Comprehensive Analysis
As of late 2025, Niu Technologies presents a complex valuation picture, with a market capitalization of around $257 million and its stock trading near the bottom of its 52-week range. Traditional earnings metrics are unhelpful due to recent losses, evidenced by a negative P/E ratio. Consequently, investors must focus on sales-based multiples like Price/Sales (0.42) and EV/Sales (0.18), which are low but reflect deep market skepticism about its ability to generate sustainable profits. Analyst consensus offers a glimmer of optimism with a median price target implying nearly 50% upside, but these forecasts hinge on a successful turnaround that remains uncertain given NIU's volatile past.
Attempts to determine an intrinsic value using a discounted cash flow (DCF) model are fraught with difficulty due to NIU's history of negative and erratic free cash flow (FCF). The company's TTM FCF is negative, resulting in a negative yield and signaling that it is burning through cash. A more speculative, forward-looking approach—assuming NIU can achieve a modest 3% FCF margin on current sales—suggests a normalized forward FCF yield of around 7.2%. This could be considered fair for a high-risk company, but it is entirely dependent on the company successfully and sustainably converting its recent return to profitability into tangible cash flow, a feat it has struggled with historically.
When compared against its own history, NIU is trading at a dramatic discount. Its current sales multiples are a fraction of what they were during its high-growth years, indicating a significant loss of market confidence in its business model. A comparison with peers further contextualizes its valuation; its EV/Sales multiple of 0.18 is substantially lower than competitors like Gogoro or the industry leader Yadea. This steep discount is not without reason, as it reflects NIU's weaker competitive positioning, lack of scale, and historically volatile margins. The market is justifiably pricing NIU as a distressed asset rather than a growth company.
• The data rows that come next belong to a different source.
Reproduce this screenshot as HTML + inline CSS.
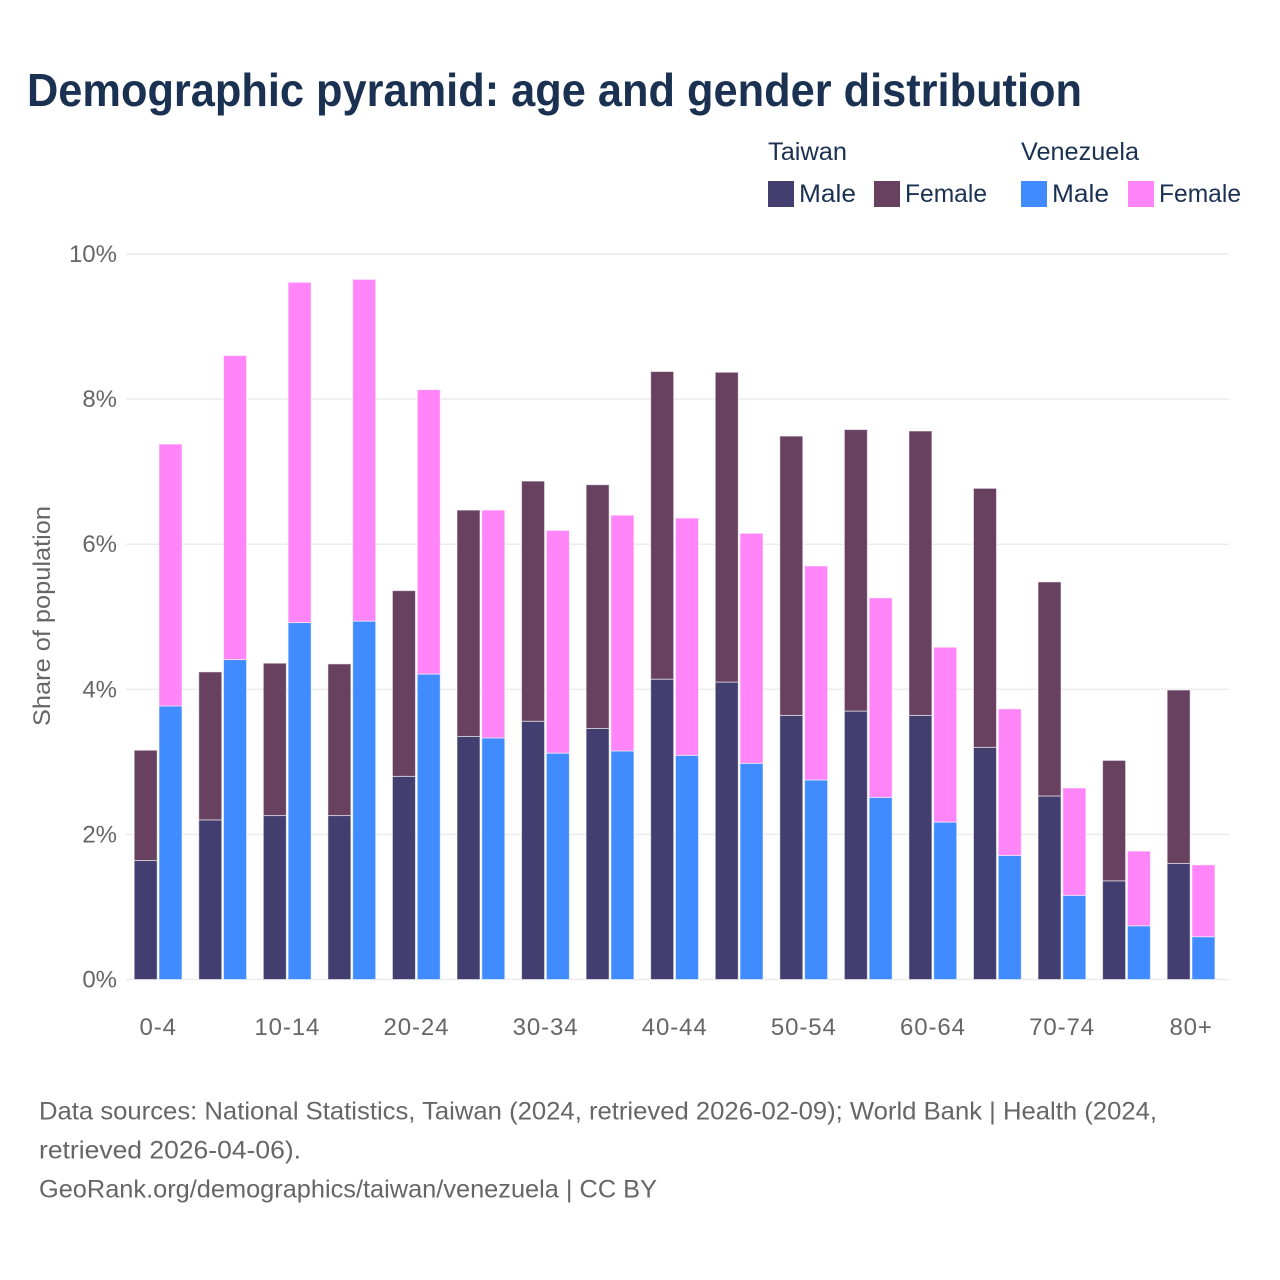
<!DOCTYPE html>
<html lang="en">
<head>
<meta charset="utf-8">
<title>Demographic pyramid: age and gender distribution</title>
<style>
html,body{margin:0;padding:0;background:#fff;}
body{width:1280px;height:1280px;overflow:hidden;}
svg{display:block;font-family:"Liberation Sans",sans-serif;}
</style>
</head>
<body>
<svg id="chart" width="1280" height="1280" viewBox="0 0 1280 1280" xmlns="http://www.w3.org/2000/svg">
<rect width="1280" height="1280" fill="#fff"/>
<text x="27" y="106" font-size="46" font-weight="700" fill="#1a3152" textLength="1055" lengthAdjust="spacingAndGlyphs">Demographic pyramid: age and gender distribution</text>
<g id="grid"></g>
<g id="yticks"></g>
<g id="xticks"></g>
<g id="bars"></g>
<text transform="translate(50,616) rotate(-90)" text-anchor="middle" font-size="24" fill="#666" textLength="220" lengthAdjust="spacingAndGlyphs">Share of population</text>
<g font-size="25" fill="#1a3152">
<text x="768" y="160" textLength="79" lengthAdjust="spacingAndGlyphs">Taiwan</text>
<text x="1021" y="160" textLength="118" lengthAdjust="spacingAndGlyphs">Venezuela</text>
<rect x="768" y="181" width="26" height="26" fill="#433e70"/>
<text x="799" y="202" textLength="57" lengthAdjust="spacingAndGlyphs">Male</text>
<rect x="874" y="181" width="26" height="26" fill="#694160"/>
<text x="905" y="202" textLength="82" lengthAdjust="spacingAndGlyphs">Female</text>
<rect x="1021" y="181" width="26" height="26" fill="#3f8bff"/>
<text x="1052" y="202" textLength="57" lengthAdjust="spacingAndGlyphs">Male</text>
<rect x="1128" y="181" width="26" height="26" fill="#ff85f8"/>
<text x="1159" y="202" textLength="82" lengthAdjust="spacingAndGlyphs">Female</text>
</g>
<g font-size="25" fill="#666">
<text x="39" y="1119.5" textLength="1118" lengthAdjust="spacingAndGlyphs">Data sources: National Statistics, Taiwan (2024, retrieved 2026-02-09); World Bank | Health (2024,</text>
<text x="39" y="1158.5" textLength="262" lengthAdjust="spacingAndGlyphs">retrieved 2026-04-06).</text>
<text x="39" y="1197.5" textLength="618" lengthAdjust="spacingAndGlyphs">GeoRank.org/demographics/taiwan/venezuela | CC BY</text>
</g>
</svg>
<script>
const categories = ["0-4","5-9","10-14","15-19","20-24","25-29","30-34","35-39","40-44","45-49","50-54","55-59","60-64","65-69","70-74","75-79","80+"];
const taiwanMale = [1.64,2.20,2.26,2.26,2.80,3.35,3.56,3.46,4.14,4.10,3.64,3.70,3.64,3.20,2.53,1.36,1.60];
const taiwanFemale = [1.52,2.04,2.10,2.09,2.56,3.12,3.31,3.36,4.24,4.27,3.85,3.88,3.92,3.57,2.95,1.66,2.39];
const venezuelaMale = [3.77,4.41,4.92,4.94,4.21,3.33,3.12,3.15,3.09,2.98,2.75,2.51,2.17,1.71,1.16,0.74,0.59];
const venezuelaFemale = [3.61,4.19,4.69,4.71,3.92,3.14,3.07,3.25,3.27,3.17,2.95,2.75,2.41,2.02,1.48,1.03,0.99];
const yTicks = [0,2,4,6,8,10];

const NS = "http://www.w3.org/2000/svg";
const yScale = v => 979.5 - v * 72.55;
const xCenter = i => 158.2 + i * 64.56;
const BAR_W = 23;

function mk(parent, tag, attrs) {
  const el = document.createElementNS(NS, tag);
  for (const k in attrs) el.setAttribute(k, attrs[k]);
  parent.appendChild(el);
  return el;
}

const grid = document.getElementById("grid");
const yG = document.getElementById("yticks");
yTicks.forEach(t => {
  const y = yScale(t);
  const line = mk(grid, "line", {x1:126, x2:1229, y1:y, y2:y, stroke:"#ececec", "stroke-width":1.5});
  
  
  const lab = mk(yG, "text", {x:117, y:y + 8, "text-anchor":"end", "font-size":24, fill:"#666"});
  lab.textContent = t + "%";
  
  
});

const xG = document.getElementById("xticks");
categories.forEach((c, i) => {
  if (i % 2) return;
  const lab = mk(xG, "text", {x:xCenter(i), y:1035, "text-anchor":"middle", "font-size":24, fill:"#666", "letter-spacing":"0.9"});
  lab.textContent = c;
  
  
});

const barsG = document.getElementById("bars");
function bar(x, base, val, fill) {
  const top = yScale(base + val);
  const r = mk(barsG, "rect", {x:x, y:top, width:BAR_W, height:yScale(base) - top, fill:fill, stroke:"#fff", "stroke-opacity":0.55, "stroke-width":1});
  
  
}
categories.forEach((c, i) => {
  const cx = xCenter(i);
  bar(cx - 24, 0, taiwanMale[i], "#433e70");
  bar(cx - 24, taiwanMale[i], taiwanFemale[i], "#694160");
  bar(cx + 0.8, 0, venezuelaMale[i], "#3f8bff");
  bar(cx + 0.8, venezuelaMale[i], venezuelaFemale[i], "#ff85f8");
});
</script>
</body>
</html>
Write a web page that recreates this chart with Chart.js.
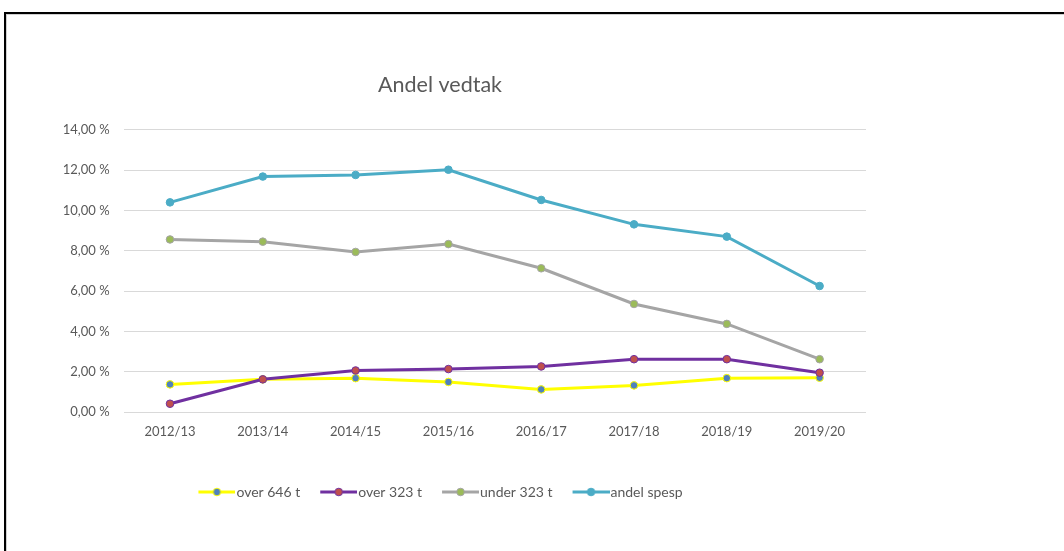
<!DOCTYPE html>
<html>
<head>
<meta charset="utf-8">
<script src="https://cdn.jsdelivr.net/npm/chart.js@4.4.1/dist/chart.umd.min.js"></script>
<style>
  html, body { margin: 0; padding: 0; background: #fff; }
  body { width: 1064px; height: 551px; position: relative; overflow: hidden; }
  #frame {
    position: absolute; left: 4px; top: 12px; width: 1080px; height: 560px;
    border-top: 2px solid #000; border-left: 2px solid #000;
    box-shadow: inset 1px 1px 0 #d0d0d0;
  }
  #chart { position: absolute; left: 0; top: 0; }
</style>
</head>
<body>
<div id="frame"></div>
<canvas id="chart" width="880" height="551"></canvas>
<script>
// Data (percent)
const years = ['2012/13', '2013/14', '2014/15', '2015/16', '2016/17', '2017/18', '2018/19', '2019/20'];
const over646 = [1.37, 1.62, 1.68, 1.49, 1.12, 1.32, 1.68, 1.70];
const over323 = [0.41, 1.62, 2.06, 2.13, 2.26, 2.62, 2.62, 1.95];
const under323 = [8.56, 8.45, 7.94, 8.33, 7.13, 5.36, 4.37, 2.62];
const andelSpesp = [10.40, 11.68, 11.76, 12.02, 10.52, 9.31, 8.70, 6.25];
const yTickLabels = ['0,00 %', '2,00 %', '4,00 %', '6,00 %', '8,00 %', '10,00 %', '12,00 %', '14,00 %'];

const textColor = '#595959';
const font = 'Lato, "Open Sans", sans-serif';

function series(label, values, line, marker, markerBorder, idx) {
  return {
    label: label,
    data: values,
    borderColor: line,
    backgroundColor: line,
    borderWidth: 3,
    pointRadius: 3.8,
    pointBorderWidth: 1,
    pointBackgroundColor: marker,
    pointBorderColor: markerBorder,
    tension: 0,
    order: 3 - idx
  };
}

// legend symbol: a short line with the marker in the middle,
// shifted right inside the image so it sits close to the text
function legendIcon(ds) {
  const c = document.createElement('canvas');
  c.width = 44; c.height = 10;
  const g = c.getContext('2d');
  g.strokeStyle = ds.borderColor;
  g.lineWidth = 3;
  g.beginPath(); g.moveTo(7, 5); g.lineTo(44, 5); g.stroke();
  g.beginPath(); g.arc(25.5, 5, 3.8, 0, Math.PI * 2);
  g.fillStyle = ds.pointBackgroundColor; g.fill();
  g.lineWidth = 1; g.strokeStyle = ds.pointBorderColor; g.stroke();
  return c;
}

const ctx = document.getElementById('chart').getContext('2d');
new Chart(ctx, {
  type: 'line',
  data: {
    labels: years,
    datasets: [
      series('over 646 t', over646, '#FFFF00', '#4F81BD', '#FFFF00', 0),
      series('over 323 t', over323, '#7030A0', '#C0504D', '#7030A0', 1),
      series('under 323 t', under323, '#A5A5A5', '#9BBB59', '#A5A5A5', 2),
      series('andel spesp', andelSpesp, '#4BACC6', '#4BACC6', '#4BACC6', 3)
    ]
  },
  options: {
    responsive: false,
    animation: false,
    layout: { padding: { left: 14, right: 14, top: 0, bottom: 42 } },
    plugins: {
      title: {
        display: true,
        text: 'Andel vedtak',
        color: textColor,
        font: { family: font, size: 21.5, weight: 'normal' },
        padding: { top: 72, bottom: 32 }
      },
      legend: {
        position: 'bottom',
        title: { display: true, text: '', padding: { top: 0, bottom: 0 } },
        labels: {
          usePointStyle: true,
          pointStyleWidth: 32,
          padding: 19,
          color: textColor,
          font: { family: font, size: 14 },
          sort: (a, b) => a.datasetIndex - b.datasetIndex,
          generateLabels(chart) {
            const items = Chart.defaults.plugins.legend.labels.generateLabels(chart);
            items.forEach(it => { it.pointStyle = legendIcon(chart.data.datasets[it.datasetIndex]); });
            return items;
          }
        }
      },
      tooltip: { enabled: false }
    },
    scales: {
      x: {
        offset: true,
        grid: { display: false, drawTicks: false },
        border: { display: false },
        ticks: { color: textColor, font: { family: font, size: 13 }, padding: 12 }
      },
      y: {
        min: 0,
        max: 14,
        afterFit(scale) { scale.width = 109.6; },
        grid: { color: '#D9D9D9', lineWidth: 1, drawTicks: false },
        border: { display: false },
        ticks: {
          stepSize: 2,
          padding: 14,
          color: textColor,
          font: { family: font, size: 13 },
          callback: (v, i) => yTickLabels[i]
        }
      }
    }
  }
});
</script>
</body>
</html>
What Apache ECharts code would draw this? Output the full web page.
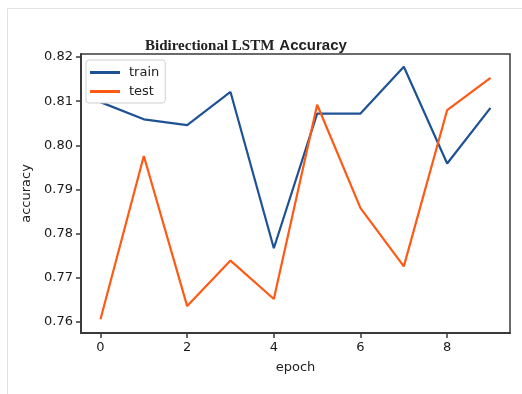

Triangulating these different valuation methods leads to a final fair value range of $3.00 to $4.50. At its current price of $3.30, the stock is categorized as fairly valued to slightly undervalued. The valuation hinges almost entirely on a successful operational turnaround. The low sales multiples and strong cash position provide a potential floor, but the persistent failure to generate free cash flow represents the primary risk. This makes NIU a high-risk, high-reward proposition suitable for investors who believe management can execute a difficult turnaround and are willing to accept significant downside potential.